The Policy Failure We Refuse to Address
If we want to fix this, we have to stop pretending that the market will solve a problem that the market created. The obsession with supply as the only lever is a distraction from the much harder work of tenant protection and public housing investment. We need to look at jurisdictions that have successfully balanced growth with stability. For example, parts of Europe use long-term leases and strict rent stabilization to ensure that housing remains a social good rather than just a speculative asset. In Toronto, the City of Toronto housing reports often highlight the need for more diverse housing types, yet we continue to see a monoculture of one-bedroom glass boxes. The skeletal remains of the "missing middle"—townhomes, duplexes, and small apartments—are largely absent because our zoning laws and development charges favor the massive towers that generate the most profit for the least effort. We're trapped in a cycle of building the wrong kind of housing for the wrong people at the wrong price point. This isn't an accident. It's a choice. Every time a politician talks about "cutting red tape" for developers without mentioning rent control or tenant rights, they’re choosing the investors over the people who actually need a place to sleep.

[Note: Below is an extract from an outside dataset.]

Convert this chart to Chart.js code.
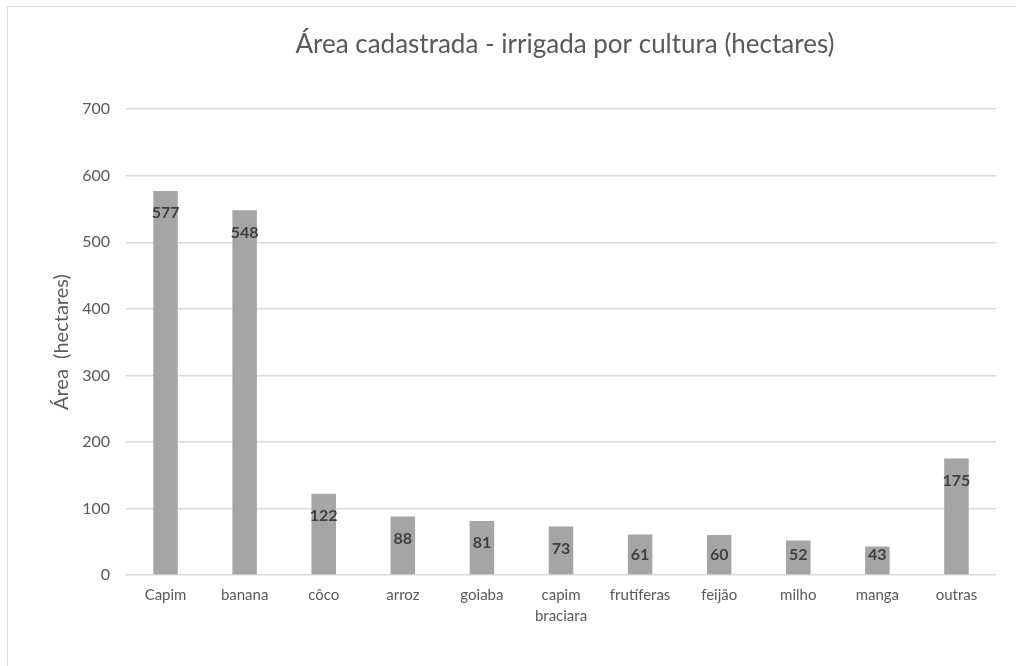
<!DOCTYPE html>
<html>
<head>
<meta charset="utf-8">
<script src="https://cdn.jsdelivr.net/npm/chart.js@4/dist/chart.umd.min.js"></script>
<style>
    body { margin: 0; overflow: hidden; background: #fff; }
    #frame {
        position: absolute; left: 7px; top: 6px;
        width: 1200px; height: 720px;
        border: 1px solid #d9d9d9;
    }
    #wrap { position: absolute; left: 0; top: 0; width: 1114px; height: 660px; }
</style>
</head>
<body>
<div id="frame"><div id="wrap"><canvas id="areaChart"></canvas></div></div>
<script>
var culturas = ["Capim", "banana", "côco", "arroz", "goiaba", ["capim", "braciara"], "frutíferas", "feijão", "milho", "manga", "outras"];
var hectares = [577, 548, 122, 88, 81, 73, 61, 60, 52, 43, 175];
var yTicks = [0, 100, 200, 300, 400, 500, 600, 700];

var FONT = "Lato, 'Liberation Sans', sans-serif";

// values written inside the top of each bar, like the "inside end" labels
var barValues = {
    id: 'barValues',
    afterDatasetsDraw: function(chart) {
        var ctx = chart.ctx;
        var meta = chart.getDatasetMeta(0);
        ctx.save();
        ctx.font = "bold 16px " + FONT;
        ctx.fillStyle = "#404040";
        ctx.textAlign = "center";
        ctx.textBaseline = "middle";
        meta.data.forEach(function(bar, i) {
            var y = Math.min(bar.y + 22, bar.base - 19);
            ctx.fillText(String(hectares[i]), bar.x, y);
        });
        ctx.restore();
    }
};

var chart = new Chart(document.getElementById("areaChart"), {
    type: 'bar',
    data: {
        labels: culturas,
        datasets: [{
            label: "Área",
            data: hectares,
            backgroundColor: "#a5a5a5",
            borderWidth: 0,
            barPercentage: 1,
            categoryPercentage: 0.31
        }]
    },
    options: {
        responsive: true,
        maintainAspectRatio: false,
        animation: false,
        layout: { padding: 0 },
        plugins: {
            legend: { display: false },
            tooltip: { enabled: false },
            title: {
                display: true,
                text: "Área cadastrada - irrigada por cultura (hectares)",
                color: "#595959",
                font: { family: FONT, size: 26, weight: 'normal' },
                padding: { top: 22, bottom: 49 }
            }
        },
        scales: {
            x: {
                grid: { display: false, drawTicks: false },
                border: { display: false },
                afterFit: function(axis) { axis.height = 92; },
                ticks: {
                    color: "#595959",
                    font: { family: FONT, size: 15, lineHeight: 1.4 },
                    maxRotation: 0,
                    autoSkip: false,
                    padding: 10
                }
            },
            y: {
                min: 0,
                max: 700,
                afterBuildTicks: function(axis) {
                    axis.ticks = yTicks.map(function(v) { return { value: v }; });
                },
                afterFit: function(axis) { axis.width = 118; },
                grid: { color: "#d9d9d9", lineWidth: 1.5, drawTicks: false },
                border: { display: false },
                ticks: {
                    color: "#595959",
                    font: { family: FONT, size: 16 },
                    padding: 16
                },
                title: {
                    display: true,
                    text: "Área  (hectares)",
                    color: "#595959",
                    font: { family: FONT, size: 20, weight: 'normal' },
                    padding: { top: 42, bottom: 0 }
                }
            },
            // empty space right of the plot, the chart area runs on past the picture
            spacer: {
                type: 'linear',
                position: 'right',
                grid: { display: false, drawTicks: false },
                border: { display: false },
                ticks: { display: false },
                afterFit: function(axis) { axis.width = 126; }
            }
        }
    },
    plugins: [barValues]
});
</script>
</body>
</html>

The search for a home in this city has become a grueling endurance sport that favors the wealthy and the lucky, while everyone else is left to fight over the scraps of a deregulated market. We don't have a housing shortage in the traditional sense; we have a distribution and protection crisis that treats the basic human need for shelter as a luxury for the highest bidder. If we continue to let the market dictate the terms of our existence, we'll eventually find ourselves living in a city that's world-class on paper but entirely uninhabitable for the people who actually make it work.